Compression filters can be configured with the compression_opts
argument of h5py.Group.create_dataset method by providing a tuple of integers.
The meaning of those integers is filter dependent and is described below.
compression_opts: (block_size, lz4 compression)
- block size: Number of elements (not bytes) per block. It MUST be a mulitple of 8. Default: 0 for a block size of about 8 kB.
- lz4 compression: 0: disabled (default), 2: enabled.
By default the filter uses bitshuffle, but do NOT compress with LZ4.
Example: Dataset compressed with bitshuffle+LZ4
f = h5py.File('test.h5', 'w')
f.create_dataset('bitshuffle_with_lz4',
data=numpy.arange(100),
compression=hdf5plugin.BSHUF,
compression_opts=(0, 2)) # or hdf5plugin.BSHUF_LZ4_OPTS
f.close()
compression_opts: (0, 0, 0, 0, compression level, shuffle, compression)
- First 4 values are reserved.
- compression level: From 0 (no compression) to 9 (maximum compression). Default: 5.
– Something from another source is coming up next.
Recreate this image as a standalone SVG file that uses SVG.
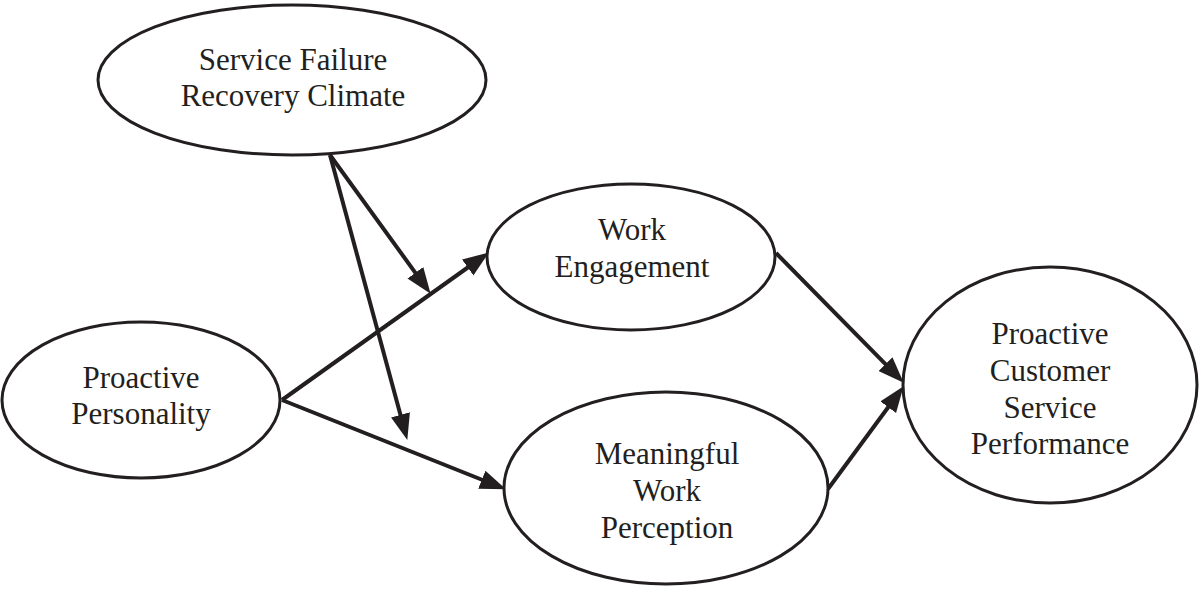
<svg xmlns="http://www.w3.org/2000/svg" width="1200" height="591" viewBox="0 0 1200 591">
<style>
.node ellipse{fill:#fff;stroke:#231f20;stroke-width:3}
.node text{font-family:"Liberation Serif","Times New Roman",serif;font-size:31px;fill:#231f20;text-anchor:middle}
.edge{stroke:#231f20;stroke-width:4;fill:none;marker-end:url(#ah)}
</style>
<defs>
<marker id="ah" markerUnits="userSpaceOnUse" markerWidth="26" markerHeight="20" viewBox="0 0 24 18" refX="12" refY="9" orient="auto">
<path d="M0,0 L24,9 L0,18 z" fill="#231f20"/>
</marker>
</defs>
<rect width="1200" height="591" fill="#fff"/>
<g id="connectors">
<line class="edge" x1="282" y1="400" x2="478.3" y2="260"/>
<line class="edge" x1="282" y1="400" x2="493.9" y2="484.5"/>
<line class="edge" x1="330" y1="155" x2="423" y2="283.3"/>
<line class="edge" x1="330" y1="155" x2="403.9" y2="427.4"/>
<line class="edge" x1="776" y1="253" x2="894.6" y2="373.4"/>
<line class="edge" x1="828" y1="489" x2="895.9" y2="396.7"/>
</g>
<g id="sfrc" class="node">
<ellipse cx="292" cy="80" rx="194" ry="75"/>
<text x="293" y="70">Service Failure</text>
<text x="293" y="106">Recovery Climate</text>
</g>
<g id="we" class="node">
<ellipse cx="631" cy="257" rx="144" ry="73"/>
<text x="632" y="240">Work</text>
<text x="632" y="277">Engagement</text>
</g>
<g id="pp" class="node">
<ellipse cx="141" cy="400" rx="139" ry="78"/>
<text x="141" y="388">Proactive</text>
<text x="141" y="424">Personality</text>
</g>
<g id="mwp" class="node">
<ellipse cx="666" cy="488" rx="162" ry="96"/>
<text x="667" y="464">Meaningful</text>
<text x="667" y="501">Work</text>
<text x="667" y="538">Perception</text>
</g>
<g id="pcsp" class="node">
<ellipse cx="1050" cy="385" rx="147" ry="118"/>
<text x="1050" y="344">Proactive</text>
<text x="1050" y="381">Customer</text>
<text x="1050" y="418">Service</text>
<text x="1050" y="454">Performance</text>
</g>
</svg>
- shuffle: Shuffle filter:
- 0: no shuffle
- 1: byte shuffle
- 2: bit shuffle
- compression: The compressor blosc ID:
- 0: blosclz (default)
- 1: lz4
- 2: lz4hc
- 3: snappy (not available in hdf5plugin)
- 4: zlib
- 5: zstd
By default the filter uses byte shuffle and blosclz.
Example: Dataset compressed with bitshuffle+lz4
f = h5py.File('test.h5', 'w')
f.create_dataset(
'data',
data=numpy.arange(100),
compression=hdf5plugin.BLOSC,
compression_opts=hdf5plugin.blosc_options(
shuffle='bit', compression='lz4'))
# or compression_opts=(0, 0, 0, 0, 9, 2, 1)
f.close()
compression_opts: (block_size,)
- block size: Number of bytes per block. Default 0 for a block size of 1GB. It MUST be < 1.9 GB.
To run self-contained tests, from Python:
import hdf5plugin.test
hdf5plugin.test.run_tests()
Or, from the command line:
python -m hdf5plugin.test
To also run tests relying on actual HDF5 files, run from the source directory:
python test/test.py
This tests the installed version of hdf5plugin.
The source code of hdf5plugin itself is licensed under the MIT license. Use it at your own risk. See LICENSE
The source code of the embedded HDF5 filter plugin libraries is licensed under different open-source licenses. Please read the different licenses:
- bitshuffle: See src/bitshuffle/LICENSE
- blosc: See src/hdf5-blosc/LICENSES/ and src/c-blosc/LICENSES/
- lz4: See src/LZ4/COPYING
The HDF5 v1.10.5 headers (and Windows .lib file) used to build the filters are stored for convenience in the repository. The license is available here: src/hdf5/COPYING.